» GIVEN INSTRUCTION
Produce an exact copy of the lines below that run from the line containing "Give me the matplotlib source for this chart." to the line containing "11.5, 11.8, 11.5, 9.3, 8.8, 7.8, 6.822]", inclusive; any picture is omitted.

» GIVEN DATA
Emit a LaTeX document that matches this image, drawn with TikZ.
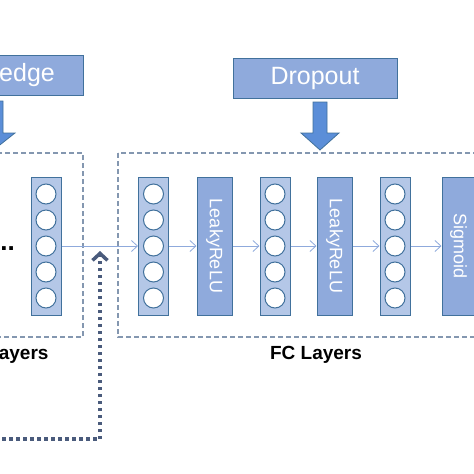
\documentclass[tikz,border=0pt]{standalone}
\usepackage{fontspec}
\setmainfont{Liberation Sans}
\usetikzlibrary{arrows.meta}
\definecolor{boxfill}{HTML}{8FAADC}
\definecolor{colfill}{HTML}{B4C7E7}
\definecolor{boxline}{HTML}{41719C}
\definecolor{bigarrow}{HTML}{5B8ED8}
\definecolor{dashline}{HTML}{8497B0}
\definecolor{flowline}{HTML}{8FAADC}
\definecolor{dotline}{HTML}{4A5B7C}
\tikzset{
  topbox/.style={draw=boxline,line width=1pt,fill=boxfill,text=white,
    minimum height=40pt,inner sep=0pt,font=\fontsize{25}{29}\selectfont},
  layercol/.style={draw=boxline,line width=1pt,fill=colfill,
    minimum width=30pt,minimum height=138pt,inner sep=0pt},
  neuron/.style={circle,draw=boxline,line width=1pt,fill=white,
    minimum size=20pt,inner sep=0pt},
  actbox/.style={draw=boxline,line width=1pt,fill=boxfill,text=white,
    minimum height=138pt,inner sep=0pt,
    font=\fontsize{18}{22}\selectfont},
  groupbox/.style={draw=dashline,line width=1.2pt,dash pattern=on 5pt off 3pt},
  flow/.style={draw=flowline,line width=0.8pt,-{Straight Barb[length=6pt,width=11pt]}},
  biglabel/.style={font=\bfseries\fontsize{19}{23}\selectfont}
}
\begin{document}
\begin{tikzpicture}[x=1pt,y=-1pt]
  \useasboundingbox (0,0) rectangle (474,474);
  % boxes on top
  \draw
    (-7,75) node[topbox,minimum width=180pt] (know){Knowledge}
    (315,78) node[topbox,minimum width=164pt] (drop){Dropout};
  % big arrows
  \fill[bigarrow,draw=boxline,line width=0.8pt]
    (-11,101) -- (3,101) -- (3,133) -- (15,133) -- (-4,148) -- (-23,133) -- (-11,133) -- cycle;
  \fill[bigarrow,draw=boxline,line width=0.8pt]
    (313,102) -- (327,102) -- (327,133) -- (339,133) -- (320,150) -- (301,133) -- (313,133) -- cycle;
  % dashed groups
  \draw[groupbox] (-20,153) rectangle (83,337);
  \draw[groupbox] (118,153) rectangle (490,337);
  % layers
  \draw
    (46,246) node[layercol] (c0){}
    (153.5,246) node[layercol] (c1){}
    (275,246) node[layercol] (c2){}
    (395,246) node[layercol] (c3){};
  \foreach \c in {c0,c1,c2,c3}
    \foreach \k in {-2,...,2}
      \node[neuron] (\c n\k) at ([yshift=\k*26pt]\c.center) {};
  \draw
    (214.5,246) node[actbox,minimum width=35pt] (r1){\rotatebox{-90}{LeakyReLU}}
    (334.5,246) node[actbox,minimum width=35pt] (r2){\rotatebox{-90}{LeakyReLU}}
    (458.5,246) node[actbox,minimum width=33pt] (sig){\rotatebox{-90}{Sigmoid}};
  \node[anchor=base east,inner sep=0pt,font=\bfseries\fontsize{26}{30}\selectfont] (dots) at (15,250.5) {...};
  % dotted link from below
  \coordinate (d0) at (-5,439);
  \coordinate (d1) at (100,439);
  \coordinate (d2) at (100,251);
  \draw[dotline,line width=3.5pt,dash pattern=on 3.5pt off 3.5pt,
    -{Straight Barb[length=7pt,width=15pt]}] (d0) -- (d1) -- (d2);
  \begin{scope}[flow]
    \draw (c0) -- (c1);
    \draw (c1) -- (r1);
    \draw (r1) -- (c2);
    \draw (c2) -- (r2);
    \draw (r2) -- (c3);
    \draw (c3) -- (sig);
  \end{scope}
  % labels
  \node[biglabel,anchor=east] (lgl) at (52,355) {Layers};
  \node[biglabel] (fcl) at (316,355) {FC Layers};
\end{tikzpicture}
\end{document}
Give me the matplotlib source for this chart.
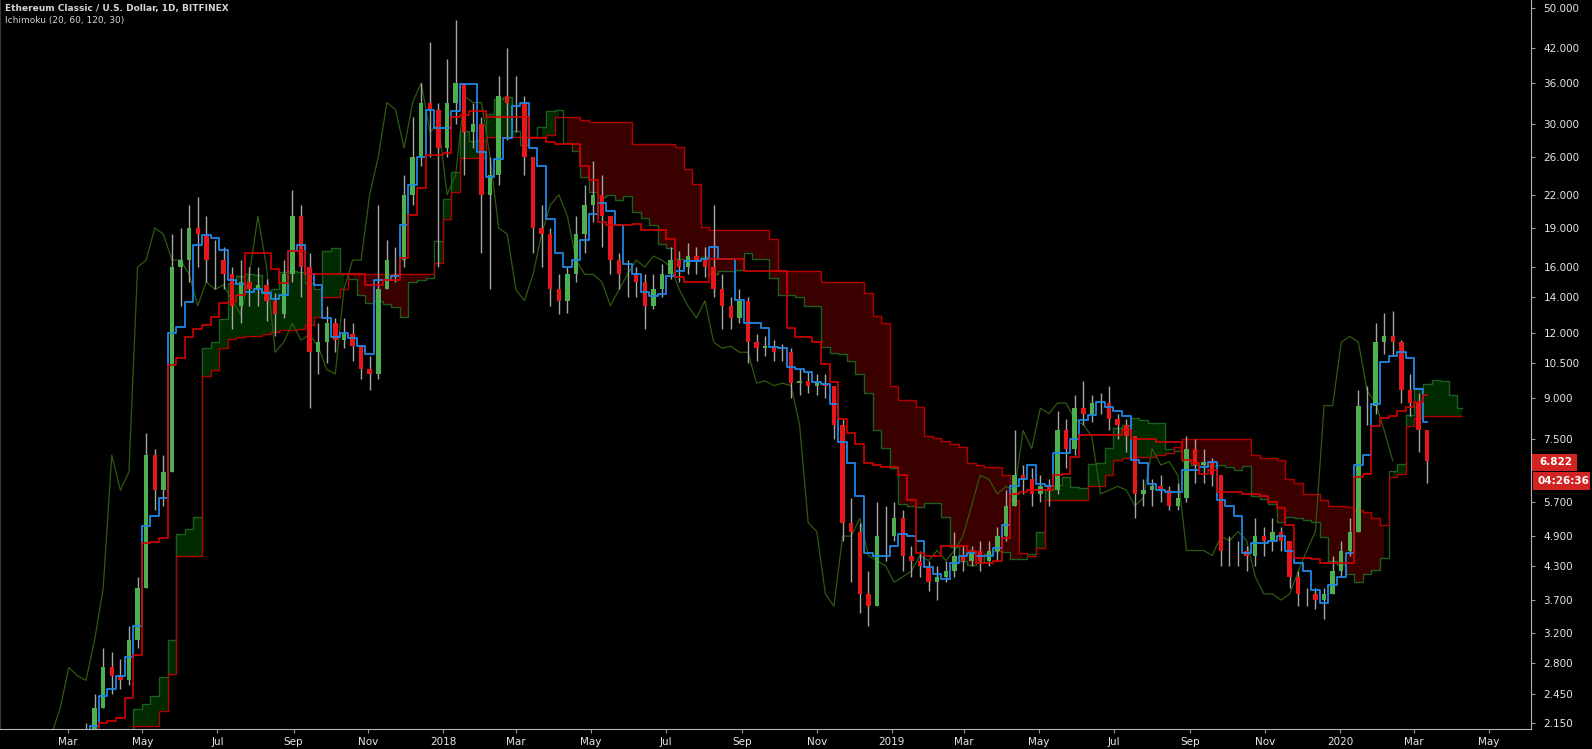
import numpy as np
import pandas as pd
import matplotlib
matplotlib.use('Agg')
import matplotlib.pyplot as plt
import matplotlib.dates as mdates
from matplotlib.patches import Rectangle
from matplotlib.ticker import NullLocator

""" Weekly candles read off the daily ETC/USD chart (Bitfinex) """
weeks = pd.date_range('2017-01-02', periods=167, freq='7D')  # Monday of each week

closes = [1.35, 1.40, 1.45, 1.40, 1.40, 1.45, 1.55, 1.75, 1.90, 1.95,
          2.05, 2.30, 2.75, 2.65, 2.60, 3.10, 3.90, 7.00, 6.00, 6.50,
          16.0, 16.5, 19.0, 18.5, 16.5, 16.5, 15.5, 13.5, 15.0, 14.5,
          14.8, 13.8, 13.0, 15.5, 20.0, 16.0, 11.0, 11.5, 12.5, 11.6,
          11.9, 11.3, 10.2, 10.0, 14.5, 16.5, 16.5, 22.0, 26.0, 33.0,
          32.0, 27.0, 33.0, 36.0, 29.0, 30.0, 22.0, 24.0, 34.0, 33.0,
          33.0, 26.0, 19.0, 18.5, 14.5, 13.8, 15.5, 18.5, 21.0, 22.0,
          20.0, 16.5, 15.5, 15.5, 15.0, 13.5, 14.5, 15.5, 16.5, 16.0,
          16.8, 16.5, 16.0, 14.5, 13.5, 12.8, 13.8, 11.5, 11.2, 11.3,
          11.0, 11.0, 9.6, 9.7, 9.5, 9.6, 9.5, 8.0, 5.2, 5.0,
          3.8, 3.6, 4.9, 4.9, 5.3, 4.5, 4.4, 4.3, 4.0, 4.1,
          4.2, 4.5, 4.4, 4.6, 4.4, 4.6, 4.9, 5.6, 6.4, 6.3,
          5.9, 6.1, 6.0, 7.8, 7.2, 8.6, 8.4, 8.8, 8.8, 8.2,
          8.0, 7.6, 5.9, 6.0, 6.1, 6.0, 5.6, 5.8, 7.2, 6.7,
          6.8, 6.4, 4.6, 4.6, 4.6, 4.5, 4.9, 4.8, 5.0, 4.8,
          4.1, 3.8, 3.8, 3.7, 3.8, 4.2, 4.6, 5.0, 8.7, 8.7,
          11.5, 11.8, 11.5, 9.3, 8.8, 7.8, 6.822]

highs = [1.45, 1.50, 1.55, 1.50, 1.50, 1.55, 1.65, 1.85, 2.00, 2.05,
         2.15, 2.45, 3.00, 2.95, 2.85, 3.30, 4.10, 7.70, 7.20, 7.00,
         18.5, 19.0, 21.0, 21.8, 20.0, 18.0, 17.5, 16.0, 16.5, 16.0,
         16.0, 15.2, 14.3, 16.5, 22.5, 21.0, 17.0, 12.5, 13.5, 12.8,
         12.8, 12.5, 11.3, 10.8, 21.0, 18.0, 17.5, 24.0, 31.0, 36.0,
         43.0, 33.0, 40.0, 47.5, 36.0, 33.0, 31.0, 26.0, 37.0, 42.0,
         37.0, 34.0, 26.0, 21.0, 19.0, 15.5, 16.0, 20.0, 23.0, 25.5,
         24.0, 18.5, 17.0, 16.5, 16.0, 15.5, 15.5, 16.2, 17.5, 17.2,
         17.8, 17.5, 17.5, 21.0, 15.5, 14.0, 14.5, 14.0, 11.9, 11.8,
         11.6, 11.4, 11.2, 10.2, 10.1, 10.0, 10.0, 9.5, 8.2, 5.8,
         5.2, 4.2, 5.7, 5.6, 5.7, 5.5, 4.7, 4.6, 4.4, 4.3,
         4.4, 5.0, 4.7, 4.7, 4.8, 4.8, 5.1, 6.0, 7.8, 6.7,
         6.6, 6.4, 6.3, 8.5, 8.2, 9.1, 9.7, 9.1, 9.2, 9.5,
         8.4, 8.2, 7.0, 6.3, 6.3, 6.4, 6.1, 6.2, 7.6, 7.5,
         7.2, 6.9, 6.4, 4.9, 4.8, 4.7, 5.3, 5.1, 5.3, 5.1,
         4.8, 4.2, 3.9, 3.9, 3.9, 4.5, 4.8, 5.3, 9.3, 9.5,
         12.5, 13.1, 13.2, 11.6, 10.0, 9.2, 7.8]

lows = [1.25, 1.30, 1.35, 1.30, 1.30, 1.35, 1.40, 1.50, 1.70, 1.80,
        1.85, 2.00, 2.30, 2.45, 2.50, 2.55, 3.00, 3.90, 5.50, 5.60,
        6.5, 13.5, 15.0, 16.0, 15.0, 14.5, 14.5, 12.2, 12.5, 13.5,
        13.5, 12.6, 11.8, 12.8, 15.0, 14.0, 8.6, 10.0, 10.5, 11.0,
        11.2, 10.6, 9.8, 9.3, 9.8, 14.5, 15.0, 16.0, 21.0, 25.0,
        26.0, 16.0, 26.0, 30.0, 24.0, 27.0, 17.0, 14.5, 23.0, 28.0,
        29.0, 24.0, 17.0, 16.0, 13.5, 13.0, 13.1, 15.0, 17.0, 19.5,
        17.5, 15.5, 14.5, 14.0, 14.0, 12.2, 13.3, 14.0, 15.2, 15.0,
        15.5, 15.5, 15.3, 14.0, 12.2, 12.2, 12.5, 10.5, 10.6, 10.8,
        10.6, 10.6, 9.0, 9.1, 9.2, 9.1, 9.0, 7.5, 4.8, 4.0,
        3.5, 3.3, 3.7, 4.4, 4.8, 4.2, 4.1, 4.1, 3.85, 3.7,
        4.0, 4.1, 4.2, 4.3, 4.2, 4.3, 4.4, 4.8, 5.7, 5.9,
        5.6, 5.7, 5.6, 5.9, 6.6, 7.0, 8.0, 8.1, 8.4, 7.8,
        7.5, 7.1, 5.3, 5.6, 5.6, 5.7, 5.5, 5.5, 5.7, 6.2,
        6.2, 6.1, 4.3, 4.3, 4.3, 4.2, 4.3, 4.5, 4.6, 4.6,
        3.9, 3.6, 3.6, 3.55, 3.4, 3.8, 4.1, 4.5, 5.0, 8.0,
        8.4, 10.9, 10.8, 8.8, 8.3, 7.1, 6.2]

first_open = 1.30

y_ticks = [50, 42, 36, 30, 26, 22, 19, 16, 14, 12, 10.5, 9, 7.5,
           5.7, 4.9, 4.3, 3.7, 3.2, 2.8, 2.45, 2.15]
x_tick_dates = ['2017-03-01', '2017-05-01', '2017-07-01', '2017-09-01', '2017-11-01',
                '2018-01-01', '2018-03-01', '2018-05-01', '2018-07-01', '2018-09-01',
                '2018-11-01', '2019-01-01', '2019-03-01', '2019-05-01', '2019-07-01',
                '2019-09-01', '2019-11-01', '2020-01-01', '2020-03-01', '2020-05-01']
x_tick_labels = ['Mar', 'May', 'Jul', 'Sep', 'Nov', '2018', 'Mar', 'May', 'Jul', 'Sep',
                 'Nov', '2019', 'Mar', 'May', 'Jul', 'Sep', 'Nov', '2020', 'Mar', 'May']

last_price = 6.822
countdown = '04:26:36'
title = 'Ethereum Classic / U.S. Dollar, 1D, BITFINEX'
subtitle = 'Ichimoku (20, 60, 120, 30)'

""" Build frame and Ichimoku (20, 60, 120, 30 days -> weeks) """
df = pd.DataFrame({'close': closes, 'high': highs, 'low': lows}, index=weeks)
df['open'] = df['close'].shift(1).fillna(first_open)

conv_n, base_n, spanb_n, shift_n = 3, 9, 17, 4

def midpoint(n):
    return (df['high'].rolling(n, min_periods=1).max() + df['low'].rolling(n, min_periods=1).min()) / 2

conv = midpoint(conv_n)
base = midpoint(base_n)
lead_dates = pd.date_range(weeks[0], periods=len(weeks) + shift_n, freq='7D')
span_a = np.r_[np.full(shift_n, np.nan), ((conv + base) / 2).values]
span_b = np.r_[np.full(shift_n, np.nan), midpoint(spanb_n).values]
lag_dates = weeks - pd.Timedelta(weeks=shift_n)

mid_off = pd.Timedelta(days=3)
xc = mdates.date2num(weeks + mid_off)
xl = mdates.date2num(lead_dates + mid_off)
xg = mdates.date2num(lag_dates + mid_off)

""" Figure """
W, H = 1592, 749
fig = plt.figure(figsize=(W / 100, H / 100), dpi=100, facecolor='black')
ax = fig.add_axes([0, 20 / H, 1531 / W, 729 / H], facecolor='black')
ax.set_yscale('log')

# cloud
ax.fill_between(xl, span_a, span_b, where=span_a >= span_b, step='mid', color='#002a00', lw=0, zorder=1)
ax.fill_between(xl, span_a, span_b, where=span_a < span_b, step='mid', color='#3a0000', lw=0, zorder=1)
ax.plot(xl, span_a, color='#1b5e20', lw=1.0, drawstyle='steps-mid', zorder=2)
ax.plot(xl, span_b, color='#b00000', lw=1.0, drawstyle='steps-mid', zorder=2)
ax.plot(xg, df['close'].values, color='#2f5a0e', lw=0.9, zorder=2)  # lagging span

# candles
o = df['open'].values
c = df['close'].values
hi = np.maximum(df['high'].values, np.maximum(o, c))
lo = np.minimum(df['low'].values, np.minimum(o, c))
up = c >= o
ax.vlines(xc, lo, hi, color='#a6a6a6', lw=1.0, zorder=3)
ax.bar(xc, np.abs(c - o), bottom=np.minimum(o, c), width=3.6,
       color=np.where(up, '#4caf50', '#e8161b'), lw=0, zorder=4)

ax.plot(xc, conv.values, color='#1e88e5', lw=1.3, drawstyle='steps-mid', zorder=5)
ax.plot(xc, base.values, color='#d50000', lw=1.2, drawstyle='steps-mid', zorder=5)

ax.set_xlim(mdates.date2num(pd.Timestamp('2017-01-05')), mdates.date2num(pd.Timestamp('2020-06-04 12:00')))
ax.set_ylim(2.098, 51.8)

""" Axes styling """
ax.yaxis.tick_right()
ax.set_yticks(y_ticks, ['%.3f' % t for t in y_ticks])
ax.yaxis.set_minor_locator(NullLocator())
ax.set_xticks(mdates.date2num(pd.to_datetime(x_tick_dates)), x_tick_labels)
ax.tick_params(axis='both', direction='out', length=3, width=0.8, color='#9598a1',
               labelcolor='#e6e6e6', labelsize=7.5)
ax.tick_params(axis='y', pad=6)
ax.tick_params(axis='x', pad=3)
ax.spines['top'].set_visible(False)
ax.spines['left'].set_color('#3a3a3a')
ax.spines['right'].set_color('#b2b5be')
ax.spines['bottom'].set_color('#b2b5be')

# last price and countdown labels on the price scale
fig.canvas.draw()
y_px = ax.transData.transform((xc[-1], last_price))[1]  # pixels from bottom
fig.patches.append(Rectangle((1532 / W, (y_px - 10) / H), 45 / W, 17 / H, transform=fig.transFigure,
                             fc='#d32222', ec='none', zorder=10))
fig.patches.append(Rectangle((1533 / W, (y_px - 29) / H), 57 / W, 18 / H, transform=fig.transFigure,
                             fc='#d32222', ec='none', zorder=10))
fig.text(1539 / W, (y_px - 1.5) / H, '%.3f' % last_price, fontsize=7.5, weight='bold', color='white',
         va='center', ha='left', zorder=11)
fig.text(1537 / W, (y_px - 20) / H, countdown, fontsize=7.5, weight='bold', color='white',
         va='center', ha='left', zorder=11)

fig.text(5 / W, 1 - 9 / H, title, fontsize=6.5, weight='bold', color='#d1d4dc',
         va='center', ha='left', family=['Liberation Sans Narrow', 'DejaVu Sans'])
fig.text(5 / W, 1 - 20 / H, subtitle, fontsize=6.5, color='#d1d4dc',
         va='center', ha='left', family=['Liberation Sans Narrow', 'DejaVu Sans'])

fig.savefig('out.png', dpi=100, facecolor='black')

» COMPLETED TASK
Give me the matplotlib source for this chart.
import numpy as np
import pandas as pd
import matplotlib
matplotlib.use('Agg')
import matplotlib.pyplot as plt
import matplotlib.dates as mdates
from matplotlib.patches import Rectangle
from matplotlib.ticker import NullLocator

""" Weekly candles read off the daily ETC/USD chart (Bitfinex) """
weeks = pd.date_range('2017-01-02', periods=167, freq='7D')  # Monday of each week

closes = [1.35, 1.40, 1.45, 1.40, 1.40, 1.45, 1.55, 1.75, 1.90, 1.95,
          2.05, 2.30, 2.75, 2.65, 2.60, 3.10, 3.90, 7.00, 6.00, 6.50,
          16.0, 16.5, 19.0, 18.5, 16.5, 16.5, 15.5, 13.5, 15.0, 14.5,
          14.8, 13.8, 13.0, 15.5, 20.0, 16.0, 11.0, 11.5, 12.5, 11.6,
          11.9, 11.3, 10.2, 10.0, 14.5, 16.5, 16.5, 22.0, 26.0, 33.0,
          32.0, 27.0, 33.0, 36.0, 29.0, 30.0, 22.0, 24.0, 34.0, 33.0,
          33.0, 26.0, 19.0, 18.5, 14.5, 13.8, 15.5, 18.5, 21.0, 22.0,
          20.0, 16.5, 15.5, 15.5, 15.0, 13.5, 14.5, 15.5, 16.5, 16.0,
          16.8, 16.5, 16.0, 14.5, 13.5, 12.8, 13.8, 11.5, 11.2, 11.3,
          11.0, 11.0, 9.6, 9.7, 9.5, 9.6, 9.5, 8.0, 5.2, 5.0,
          3.8, 3.6, 4.9, 4.9, 5.3, 4.5, 4.4, 4.3, 4.0, 4.1,
          4.2, 4.5, 4.4, 4.6, 4.4, 4.6, 4.9, 5.6, 6.4, 6.3,
          5.9, 6.1, 6.0, 7.8, 7.2, 8.6, 8.4, 8.8, 8.8, 8.2,
          8.0, 7.6, 5.9, 6.0, 6.1, 6.0, 5.6, 5.8, 7.2, 6.7,
          6.8, 6.4, 4.6, 4.6, 4.6, 4.5, 4.9, 4.8, 5.0, 4.8,
          4.1, 3.8, 3.8, 3.7, 3.8, 4.2, 4.6, 5.0, 8.7, 8.7,
          11.5, 11.8, 11.5, 9.3, 8.8, 7.8, 6.822]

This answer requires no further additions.